▶ **PROVIDED DATA**
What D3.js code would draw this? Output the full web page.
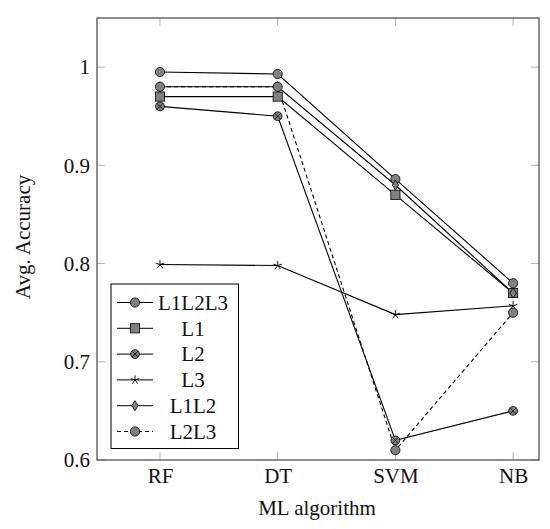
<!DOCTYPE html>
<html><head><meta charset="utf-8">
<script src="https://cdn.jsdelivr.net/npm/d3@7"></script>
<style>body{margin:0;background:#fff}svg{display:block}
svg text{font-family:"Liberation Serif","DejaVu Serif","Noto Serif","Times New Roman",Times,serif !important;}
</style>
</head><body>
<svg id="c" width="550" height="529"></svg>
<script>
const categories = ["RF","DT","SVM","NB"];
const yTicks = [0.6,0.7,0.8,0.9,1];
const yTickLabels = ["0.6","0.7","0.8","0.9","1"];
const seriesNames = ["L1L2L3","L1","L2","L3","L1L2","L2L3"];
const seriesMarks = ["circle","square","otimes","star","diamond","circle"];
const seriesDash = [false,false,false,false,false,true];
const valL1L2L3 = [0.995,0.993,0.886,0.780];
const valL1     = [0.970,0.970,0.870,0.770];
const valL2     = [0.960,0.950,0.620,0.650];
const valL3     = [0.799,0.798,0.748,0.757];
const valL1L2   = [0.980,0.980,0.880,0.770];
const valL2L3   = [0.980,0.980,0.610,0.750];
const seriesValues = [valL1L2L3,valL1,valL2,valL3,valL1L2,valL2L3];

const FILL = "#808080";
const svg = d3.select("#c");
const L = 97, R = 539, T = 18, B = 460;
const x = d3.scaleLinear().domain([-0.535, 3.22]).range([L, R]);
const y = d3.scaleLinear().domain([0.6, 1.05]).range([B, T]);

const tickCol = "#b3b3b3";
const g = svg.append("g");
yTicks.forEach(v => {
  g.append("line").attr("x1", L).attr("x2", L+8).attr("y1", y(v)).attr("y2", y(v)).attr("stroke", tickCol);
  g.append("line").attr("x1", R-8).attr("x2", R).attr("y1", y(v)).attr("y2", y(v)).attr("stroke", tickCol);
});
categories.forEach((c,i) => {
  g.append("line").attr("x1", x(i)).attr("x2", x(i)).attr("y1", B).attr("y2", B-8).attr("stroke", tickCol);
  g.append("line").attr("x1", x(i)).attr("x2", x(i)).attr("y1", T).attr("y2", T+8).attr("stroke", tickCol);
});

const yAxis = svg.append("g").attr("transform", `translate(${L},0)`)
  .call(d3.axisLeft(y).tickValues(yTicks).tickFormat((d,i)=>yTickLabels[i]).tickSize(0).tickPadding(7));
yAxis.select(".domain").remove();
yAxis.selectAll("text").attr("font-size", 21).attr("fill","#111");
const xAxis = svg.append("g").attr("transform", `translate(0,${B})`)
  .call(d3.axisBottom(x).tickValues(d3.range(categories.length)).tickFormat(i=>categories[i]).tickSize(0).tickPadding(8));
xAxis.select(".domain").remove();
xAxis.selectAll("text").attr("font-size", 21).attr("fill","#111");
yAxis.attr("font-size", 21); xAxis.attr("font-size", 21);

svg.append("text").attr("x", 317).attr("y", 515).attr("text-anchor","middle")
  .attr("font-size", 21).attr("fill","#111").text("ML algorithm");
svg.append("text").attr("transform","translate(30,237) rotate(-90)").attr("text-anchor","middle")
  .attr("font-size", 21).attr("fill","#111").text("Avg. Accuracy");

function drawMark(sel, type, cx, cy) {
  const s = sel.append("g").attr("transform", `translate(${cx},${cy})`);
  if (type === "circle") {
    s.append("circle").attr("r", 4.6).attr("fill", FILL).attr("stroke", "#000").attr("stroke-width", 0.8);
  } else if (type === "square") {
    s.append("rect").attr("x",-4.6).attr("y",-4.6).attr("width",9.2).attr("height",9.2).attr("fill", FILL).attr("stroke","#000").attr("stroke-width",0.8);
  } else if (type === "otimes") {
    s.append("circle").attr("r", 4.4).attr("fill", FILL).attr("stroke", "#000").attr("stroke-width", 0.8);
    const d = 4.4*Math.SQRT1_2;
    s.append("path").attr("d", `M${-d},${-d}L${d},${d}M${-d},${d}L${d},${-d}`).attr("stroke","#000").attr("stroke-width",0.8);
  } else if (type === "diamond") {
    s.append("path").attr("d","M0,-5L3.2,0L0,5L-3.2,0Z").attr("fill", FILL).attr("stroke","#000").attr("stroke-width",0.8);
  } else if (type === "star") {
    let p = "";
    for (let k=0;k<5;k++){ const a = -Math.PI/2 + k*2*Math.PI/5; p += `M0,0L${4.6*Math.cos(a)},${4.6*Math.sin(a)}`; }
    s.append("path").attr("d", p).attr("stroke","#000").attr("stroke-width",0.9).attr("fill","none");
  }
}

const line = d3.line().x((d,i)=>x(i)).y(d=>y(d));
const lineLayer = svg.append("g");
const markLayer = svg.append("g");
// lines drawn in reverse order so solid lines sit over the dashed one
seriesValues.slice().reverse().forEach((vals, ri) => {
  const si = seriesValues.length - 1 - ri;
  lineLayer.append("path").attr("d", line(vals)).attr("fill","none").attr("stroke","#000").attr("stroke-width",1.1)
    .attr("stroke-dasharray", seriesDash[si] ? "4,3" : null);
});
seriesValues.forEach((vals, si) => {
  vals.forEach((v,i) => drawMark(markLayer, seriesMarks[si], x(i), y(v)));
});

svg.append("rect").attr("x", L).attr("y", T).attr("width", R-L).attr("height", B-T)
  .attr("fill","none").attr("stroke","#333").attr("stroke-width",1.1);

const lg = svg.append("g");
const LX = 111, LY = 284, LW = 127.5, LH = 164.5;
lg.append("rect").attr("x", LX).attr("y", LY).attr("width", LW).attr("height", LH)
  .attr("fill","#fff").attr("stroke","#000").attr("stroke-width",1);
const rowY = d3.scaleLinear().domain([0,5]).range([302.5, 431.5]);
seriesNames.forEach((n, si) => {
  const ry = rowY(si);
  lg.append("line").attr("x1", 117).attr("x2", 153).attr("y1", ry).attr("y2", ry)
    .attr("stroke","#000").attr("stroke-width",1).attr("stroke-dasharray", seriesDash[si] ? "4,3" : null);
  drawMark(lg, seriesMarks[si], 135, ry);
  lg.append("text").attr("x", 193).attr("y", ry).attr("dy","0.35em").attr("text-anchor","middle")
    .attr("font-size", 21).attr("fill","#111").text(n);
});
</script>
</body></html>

▶ **WHAT IS EXPECTED**
Using the material above, set down every line exactly, but skip the pictures.

▶ **ANSWER TO THIS TASK**
What D3.js code would draw this? Output the full web page.
<!DOCTYPE html>
<html><head><meta charset="utf-8">
<script src="https://cdn.jsdelivr.net/npm/d3@7"></script>
<style>body{margin:0;background:#fff}svg{display:block}
svg text{font-family:"Liberation Serif","DejaVu Serif","Noto Serif","Times New Roman",Times,serif !important;}
</style>
</head><body>
<svg id="c" width="550" height="529"></svg>
<script>
const categories = ["RF","DT","SVM","NB"];
const yTicks = [0.6,0.7,0.8,0.9,1];
const yTickLabels = ["0.6","0.7","0.8","0.9","1"];
const seriesNames = ["L1L2L3","L1","L2","L3","L1L2","L2L3"];
const seriesMarks = ["circle","square","otimes","star","diamond","circle"];
const seriesDash = [false,false,false,false,false,true];
const valL1L2L3 = [0.995,0.993,0.886,0.780];
const valL1     = [0.970,0.970,0.870,0.770];
const valL2     = [0.960,0.950,0.620,0.650];
const valL3     = [0.799,0.798,0.748,0.757];
const valL1L2   = [0.980,0.980,0.880,0.770];
const valL2L3   = [0.980,0.980,0.610,0.750];
const seriesValues = [valL1L2L3,valL1,valL2,valL3,valL1L2,valL2L3];

const FILL = "#808080";
const svg = d3.select("#c");
const L = 97, R = 539, T = 18, B = 460;
const x = d3.scaleLinear().domain([-0.535, 3.22]).range([L, R]);
const y = d3.scaleLinear().domain([0.6, 1.05]).range([B, T]);

const tickCol = "#b3b3b3";
const g = svg.append("g");
yTicks.forEach(v => {
  g.append("line").attr("x1", L).attr("x2", L+8).attr("y1", y(v)).attr("y2", y(v)).attr("stroke", tickCol);
  g.append("line").attr("x1", R-8).attr("x2", R).attr("y1", y(v)).attr("y2", y(v)).attr("stroke", tickCol);
});
categories.forEach((c,i) => {
  g.append("line").attr("x1", x(i)).attr("x2", x(i)).attr("y1", B).attr("y2", B-8).attr("stroke", tickCol);
  g.append("line").attr("x1", x(i)).attr("x2", x(i)).attr("y1", T).attr("y2", T+8).attr("stroke", tickCol);
});

const yAxis = svg.append("g").attr("transform", `translate(${L},0)`)
  .call(d3.axisLeft(y).tickValues(yTicks).tickFormat((d,i)=>yTickLabels[i]).tickSize(0).tickPadding(7));
yAxis.select(".domain").remove();
yAxis.selectAll("text").attr("font-size", 21).attr("fill","#111");
const xAxis = svg.append("g").attr("transform", `translate(0,${B})`)
  .call(d3.axisBottom(x).tickValues(d3.range(categories.length)).tickFormat(i=>categories[i]).tickSize(0).tickPadding(8));
xAxis.select(".domain").remove();
xAxis.selectAll("text").attr("font-size", 21).attr("fill","#111");
yAxis.attr("font-size", 21); xAxis.attr("font-size", 21);

svg.append("text").attr("x", 317).attr("y", 515).attr("text-anchor","middle")
  .attr("font-size", 21).attr("fill","#111").text("ML algorithm");
svg.append("text").attr("transform","translate(30,237) rotate(-90)").attr("text-anchor","middle")
  .attr("font-size", 21).attr("fill","#111").text("Avg. Accuracy");

function drawMark(sel, type, cx, cy) {
  const s = sel.append("g").attr("transform", `translate(${cx},${cy})`);
  if (type === "circle") {
    s.append("circle").attr("r", 4.6).attr("fill", FILL).attr("stroke", "#000").attr("stroke-width", 0.8);
  } else if (type === "square") {
    s.append("rect").attr("x",-4.6).attr("y",-4.6).attr("width",9.2).attr("height",9.2).attr("fill", FILL).attr("stroke","#000").attr("stroke-width",0.8);
  } else if (type === "otimes") {
    s.append("circle").attr("r", 4.4).attr("fill", FILL).attr("stroke", "#000").attr("stroke-width", 0.8);
    const d = 4.4*Math.SQRT1_2;
    s.append("path").attr("d", `M${-d},${-d}L${d},${d}M${-d},${d}L${d},${-d}`).attr("stroke","#000").attr("stroke-width",0.8);
  } else if (type === "diamond") {
    s.append("path").attr("d","M0,-5L3.2,0L0,5L-3.2,0Z").attr("fill", FILL).attr("stroke","#000").attr("stroke-width",0.8);
  } else if (type === "star") {
    let p = "";
    for (let k=0;k<5;k++){ const a = -Math.PI/2 + k*2*Math.PI/5; p += `M0,0L${4.6*Math.cos(a)},${4.6*Math.sin(a)}`; }
    s.append("path").attr("d", p).attr("stroke","#000").attr("stroke-width",0.9).attr("fill","none");
  }
}

const line = d3.line().x((d,i)=>x(i)).y(d=>y(d));
const lineLayer = svg.append("g");
const markLayer = svg.append("g");
// lines drawn in reverse order so solid lines sit over the dashed one
seriesValues.slice().reverse().forEach((vals, ri) => {
  const si = seriesValues.length - 1 - ri;
  lineLayer.append("path").attr("d", line(vals)).attr("fill","none").attr("stroke","#000").attr("stroke-width",1.1)
    .attr("stroke-dasharray", seriesDash[si] ? "4,3" : null);
});
seriesValues.forEach((vals, si) => {
  vals.forEach((v,i) => drawMark(markLayer, seriesMarks[si], x(i), y(v)));
});

svg.append("rect").attr("x", L).attr("y", T).attr("width", R-L).attr("height", B-T)
  .attr("fill","none").attr("stroke","#333").attr("stroke-width",1.1);

const lg = svg.append("g");
const LX = 111, LY = 284, LW = 127.5, LH = 164.5;
lg.append("rect").attr("x", LX).attr("y", LY).attr("width", LW).attr("height", LH)
  .attr("fill","#fff").attr("stroke","#000").attr("stroke-width",1);
const rowY = d3.scaleLinear().domain([0,5]).range([302.5, 431.5]);
seriesNames.forEach((n, si) => {
  const ry = rowY(si);
  lg.append("line").attr("x1", 117).attr("x2", 153).attr("y1", ry).attr("y2", ry)
    .attr("stroke","#000").attr("stroke-width",1).attr("stroke-dasharray", seriesDash[si] ? "4,3" : null);
  drawMark(lg, seriesMarks[si], 135, ry);
  lg.append("text").attr("x", 193).attr("y", ry).attr("dy","0.35em").attr("text-anchor","middle")
    .attr("font-size", 21).attr("fill","#111").text(n);
});
</script>
</body></html>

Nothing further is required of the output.